## AIM OF THE EXERCISE:
Only the lines from the start of the data to the line containing "from matplotlib.lines import Line2D", both included, should be output, exactly and without pictures.

## DATA SEGMENT:
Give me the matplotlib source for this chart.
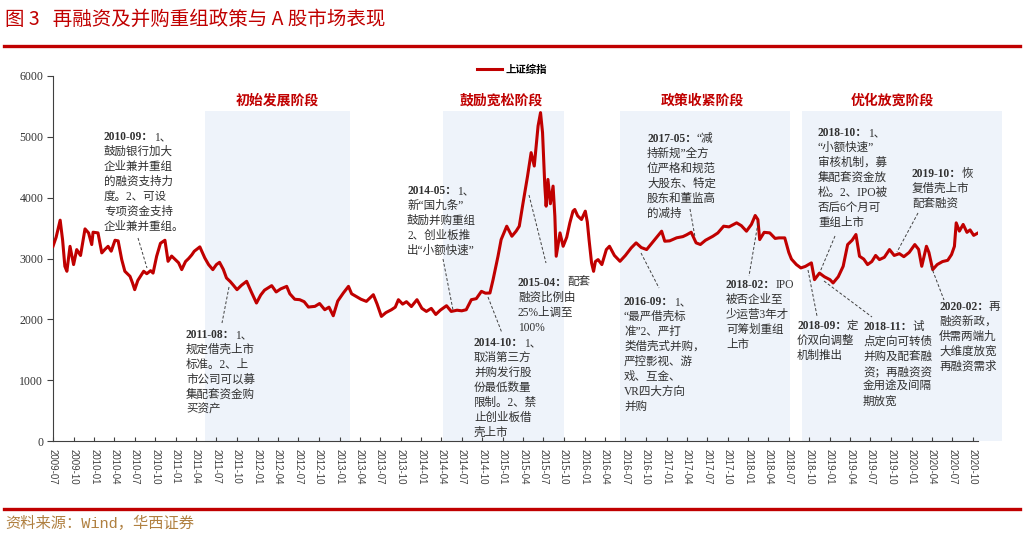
import pandas as pd
import matplotlib
matplotlib.use("Agg")
import matplotlib.pyplot as plt
from matplotlib.lines import Line2D

# 上证综指
dates = ["2009-07-01", "2009-07-15", "2009-08-02", "2009-08-13", "2009-08-23", "2009-09-01", "2009-09-15",
         "2009-10-01", "2009-10-15", "2009-11-01", "2009-11-21", "2009-12-07", "2009-12-21", "2009-12-27",
         "2010-01-18", "2010-02-04", "2010-02-18", "2010-03-04", "2010-03-18", "2010-04-04", "2010-04-18",
         "2010-05-04", "2010-05-18", "2010-06-10", "2010-06-21", "2010-07-01", "2010-07-15", "2010-08-10",
         "2010-08-24", "2010-09-10", "2010-09-21", "2010-10-07", "2010-10-24", "2010-11-13", "2010-11-27",
         "2010-12-13", "2010-12-27", "2011-01-13", "2011-01-27", "2011-02-13", "2011-02-27", "2011-03-13",
         "2011-03-24", "2011-04-18", "2011-05-10", "2011-05-27", "2011-06-15", "2011-07-01", "2011-07-15",
         "2011-08-01", "2011-08-15", "2011-09-01", "2011-09-15", "2011-10-01", "2011-10-21", "2011-11-13",
         "2011-12-04", "2011-12-27", "2012-01-15", "2012-02-01", "2012-02-18", "2012-03-04", "2012-03-24",
         "2012-04-13", "2012-05-10", "2012-05-24", "2012-06-15", "2012-07-07", "2012-07-27", "2012-08-15",
         "2012-09-13", "2012-10-04", "2012-10-27", "2012-11-15", "2012-12-04", "2012-12-24", "2013-01-18",
         "2013-02-10", "2013-02-24", "2013-03-15", "2013-04-07", "2013-05-01", "2013-06-01", "2013-06-18",
         "2013-07-07", "2013-07-27", "2013-08-21", "2013-09-07", "2013-09-21", "2013-10-10", "2013-10-27",
         "2013-11-18", "2013-12-13", "2014-01-04", "2014-01-24", "2014-02-15", "2014-03-07", "2014-03-27",
         "2014-04-24", "2014-05-15", "2014-06-10", "2014-07-01", "2014-07-21", "2014-08-13", "2014-09-04",
         "2014-09-27", "2014-10-15", "2014-11-04", "2014-11-18", "2014-12-10", "2014-12-24", "2015-01-18",
         "2015-02-10", "2015-03-01", "2015-03-15", "2015-04-01", "2015-04-21", "2015-05-07", "2015-05-21",
         "2015-06-07", "2015-06-18", "2015-06-27", "2015-07-07", "2015-07-13", "2015-07-21", "2015-08-01",
         "2015-08-13", "2015-08-21", "2015-08-27", "2015-09-13", "2015-09-27", "2015-10-13", "2015-10-27",
         "2015-11-10", "2015-11-18", "2015-12-01", "2015-12-18", "2016-01-04", "2016-01-13", "2016-01-21",
         "2016-02-01", "2016-02-10", "2016-02-18", "2016-03-01", "2016-03-18", "2016-04-07", "2016-04-21",
         "2016-05-13", "2016-06-07", "2016-07-01", "2016-07-27", "2016-08-18", "2016-09-10", "2016-10-04",
         "2016-11-07", "2016-12-10", "2016-12-24", "2017-01-15", "2017-02-15", "2017-03-15", "2017-04-01",
         "2017-04-21", "2017-05-13", "2017-06-01", "2017-06-24", "2017-07-27", "2017-08-18", "2017-09-13",
         "2017-10-07", "2017-11-10", "2017-12-01", "2017-12-24", "2018-01-15", "2018-02-01", "2018-02-13",
         "2018-02-21", "2018-03-13", "2018-04-07", "2018-05-01", "2018-05-18", "2018-06-13", "2018-07-01",
         "2018-07-13", "2018-08-04", "2018-08-24", "2018-09-13", "2018-10-10", "2018-10-24", "2018-11-15",
         "2018-12-07", "2019-01-01", "2019-01-15", "2019-02-07", "2019-03-01", "2019-03-21", "2019-04-10",
         "2019-04-27", "2019-05-13", "2019-06-01", "2019-06-18", "2019-07-07", "2019-07-24", "2019-08-10",
         "2019-09-01", "2019-09-24", "2019-10-15", "2019-11-07", "2019-11-27", "2019-12-21", "2020-01-15",
         "2020-02-01", "2020-02-15", "2020-03-07", "2020-03-18", "2020-04-04", "2020-04-24", "2020-05-18",
         "2020-06-10", "2020-06-27", "2020-07-10", "2020-07-18", "2020-08-01", "2020-08-18", "2020-09-04",
         "2020-09-18", "2020-10-04", "2020-10-24"]
values = [3201, 3350, 3630, 3300, 2872, 2790, 3200,
          2900, 3146, 3050, 3487, 3420, 3229, 3432,
          3421, 3092, 3150, 3200, 3120, 3300, 3290,
          2982, 2790, 2707, 2600, 2488, 2640, 2790,
          2750, 2800, 2760, 3037, 3250, 3300, 2954,
          3040, 2990, 2930, 2817, 2950, 3000, 3060,
          3119, 3191, 3010, 2900, 2817, 2900, 2937,
          2820, 2680, 2620, 2560, 2488, 2560, 2625,
          2450, 2268, 2400, 2480, 2520, 2554, 2450,
          2500, 2542, 2420, 2330, 2323, 2290, 2202,
          2213, 2260, 2158, 2200, 2059, 2300, 2433,
          2542, 2420, 2380, 2330, 2295, 2405, 2250,
          2048, 2110, 2158, 2200, 2323, 2250, 2290,
          2210, 2323, 2180, 2130, 2180, 2080, 2150,
          2224, 2130, 2150, 2140, 2158, 2323, 2340,
          2460, 2430, 2433, 2652, 3037, 3311, 3531,
          3366, 3450, 3531, 3916, 4354, 4740, 4520,
          5178, 5398, 5069, 4200, 3860, 4300, 3900,
          4190, 3695, 3037, 3421, 3201, 3350, 3586,
          3778, 3806, 3700, 3641, 3778, 3600, 3300,
          2928, 2789, 2950, 2982, 2900, 3147, 3201,
          3050, 2954, 3050, 3174, 3257, 3180, 3147,
          3300, 3449, 3284, 3290, 3340, 3360, 3390,
          3432, 3257, 3230, 3300, 3366, 3420, 3531,
          3520, 3586, 3540, 3449, 3560, 3707, 3640,
          3311, 3430, 3421, 3330, 3339, 3339, 3100,
          2990, 2900, 2845, 2870, 2928, 2652, 2760,
          2700, 2652, 2598, 2700, 2872, 3229, 3300,
          3394, 3037, 2990, 2900, 2950, 3050, 2982,
          3020, 3147, 3050, 3080, 3030, 3100, 3229,
          3150, 2872, 3201, 3100, 2817, 2900, 2950,
          2970, 3064, 3200, 3586, 3450, 3560, 3430,
          3470, 3380, 3421]

stage_names = ["初始发展阶段", "鼓励宽松阶段", "政策收紧阶段", "优化放宽阶段"]
stage_start = ["2011-05-11", "2014-04-09", "2016-06-08", "2018-08-30"]
stage_end = ["2013-02-17", "2015-10-02", "2018-07-07", "2021-02-07"]

# policy notes: date, rest of first line, following lines
note_dates = ["2010-09", "2011-08", "2014-05", "2015-04", "2014-10", "2017-05", "2016-09",
              "2018-02", "2018-10", "2019-10", "2018-09", "2018-11", "2020-02"]
note_first = ["1、", "1、", "1、", "配套", "1、", "“减", "1、", "IPO", "1、", "恢", "定", "试", "再"]
note_lines = [
    ["鼓励银行加大", "企业兼并重组", "的融资支持力", "度。2、可设", "专项资金支持", "企业兼并重组。"],
    ["规定借壳上市", "标准。2、上", "市公司可以募", "集配套资金购", "买资产"],
    ["新“国九条”", "鼓励并购重组", "2、创业板推", "出“小额快速”"],
    ["融资比例由", "25%上调至", "100%"],
    ["取消第三方", "并购发行股", "份最低数量", "限制。2、禁", "止创业板借", "壳上市"],
    ["持新规”全方", "位严格和规范", "大股东、特定", "股东和董监高", "的减持"],
    ["“最严借壳标", "准”2、严打", "类借壳式并购，", "严控影视、游", "戏、互金、", "VR四大方向", "并购"],
    ["被否企业至", "少运营3年才", "可筹划重组", "上市"],
    ["“小额快速”", "审核机制，募", "集配套资金放", "松。2、IPO被", "否后6个月可", "重组上市"],
    ["复借壳上市", "配套融资"],
    ["价双向调整", "机制推出"],
    ["点定向可转债", "并购及配套融", "资；再融资资", "金用途及间隔", "期放宽"],
    ["融资新政，", "供需两端九", "大维度放宽", "再融资需求"],
]
# layout in pixels: text anchor (left, first line centre) and leader line
note_pos = [(104, 137), (186, 335), (407, 191), (518, 283), (474, 343), (647, 139), (624, 302),
            (726, 285), (818, 133), (912, 174), (797, 326), (863, 327), (939, 307)]
note_leader = [(138, 238, 147, 268), (229, 287, 222, 323), (443, 259, 453, 310), (529, 195, 546, 263),
               (488, 297, 502, 333), (690, 209, 695, 237), (641, 253, 659, 288), (758, 223, 749, 276),
               (835, 236, 820, 272), (918, 213, 897, 252), (808, 270, 817, 316), (824, 281, 872, 317),
               (931, 266, 944, 300)]

W, H = 1025, 539
RED = "#C00000"
TXT = "#303030"
serif_cjk = ["Liberation Serif", "Noto Sans CJK SC"]


def fx(x):
    return x / W


def fy(y):
    return 1 - y / H


fig = plt.figure(figsize=(W / 100, H / 100), dpi=100)
x0 = pd.Timestamp("2009-07-01")
x1 = pd.Timestamp("2020-10-25")
ppd = 920 / (pd.Timestamp("2020-10-01") - x0).days
ax_w = (x1 - x0).days * ppd
ax = fig.add_axes([fx(53), fy(441), ax_w / W, (441 - 76) / H])

for s, e in zip(stage_start, stage_end):
    ax.axvspan(pd.Timestamp(s), pd.Timestamp(e), ymin=0, ymax=5420 / 6000,
               color="#EEF3FA", lw=0, zorder=0, clip_on=False)

ax.plot(pd.to_datetime(dates), values, color=RED, lw=2.2, label="上证综指", zorder=3)

ax.set_xlim(x0, x1)
ax.set_ylim(0, 6000)
ax.set_yticks(range(0, 6001, 1000))
qticks = pd.date_range("2009-07-01", "2020-10-01", freq="QS-JAN")
ax.set_xticks(qticks)
ax.set_xticklabels([d.strftime("%Y-%m") for d in qticks], rotation=270,
                   fontsize=7, family="Liberation Sans", color="#404040")
for lab in ax.get_yticklabels():
    lab.set_family("Liberation Serif")
    lab.set_fontsize(8.5)
    lab.set_color("#333333")
ax.tick_params(axis="x", direction="in", length=3, pad=6, color="#404040", width=0.8)
ax.tick_params(axis="y", direction="out", length=4, pad=3, color="#404040", width=0.8)
for sp in ["top", "right"]:
    ax.spines[sp].set_visible(False)
for sp in ["left", "bottom"]:
    ax.spines[sp].set_color("#404040")
    ax.spines[sp].set_linewidth(0.8)
ax.patch.set_alpha(0)

ax.legend(loc="center", bbox_to_anchor=(fx(512), fy(70)), bbox_transform=fig.transFigure,
          frameon=False, handlelength=2.4, handletextpad=0.3,
          prop={"family": "Noto Sans CJK SC", "size": 7.5, "weight": "bold"})

# stage titles
stage_cx = [277, 501, 702, 892]
for name, cx in zip(stage_names, stage_cx):
    fig.text(fx(cx), fy(101), name, ha="center", va="center", color=RED,
             fontsize=10, fontweight="bold", family="Noto Sans CJK SC")

# notes
r = fig.canvas.get_renderer()
for d, first, lines, (tx, ty), (la, lb, lc, ld) in zip(note_dates, note_first, note_lines, note_pos, note_leader):
    t = fig.text(fx(tx), fy(ty), d + "：", ha="left", va="center", fontsize=8.3,
                 fontweight="bold", family=serif_cjk, color=TXT)
    bb = t.get_window_extent(r)
    fig.text(bb.x1 / W, fy(ty), first, ha="left", va="center", fontsize=8.3,
             family=serif_cjk, color=TXT)
    for i, ln in enumerate(lines):
        fig.text(fx(tx), fy(ty + 15 * (i + 1)), ln, ha="left", va="center", fontsize=8.3,
                 family=serif_cjk, color=TXT)
    fig.add_artist(Line2D([fx(la), fx(lc)], [fy(lb), fy(ld)], transform=fig.transFigure,
                          color="#404040", lw=0.7, linestyle=(0, (3, 2))))

# title, rules and source
fig.text(fx(5), fy(19), "图 3   再融资及并购重组政策与 A 股市场表现", ha="left", va="center",
         color=RED, fontsize=14, family="Noto Sans CJK SC")
fig.add_artist(Line2D([fx(4), fx(1020)], [fy(46), fy(46)], transform=fig.transFigure, color=RED, lw=2.4))
fig.add_artist(Line2D([fx(4), fx(1020)], [fy(509), fy(509)], transform=fig.transFigure, color=RED, lw=2.4))
fig.text(fx(5), fy(523), "资料来源：Wind，华西证券", ha="left", va="center",
         color="#B08040", fontsize=11, family=["Liberation Mono", "Noto Sans CJK SC"])

fig.savefig("out.png", dpi=100)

## IN RESPONSE:
Give me the matplotlib source for this chart.
import pandas as pd
import matplotlib
matplotlib.use("Agg")
import matplotlib.pyplot as plt
from matplotlib.lines import Line2D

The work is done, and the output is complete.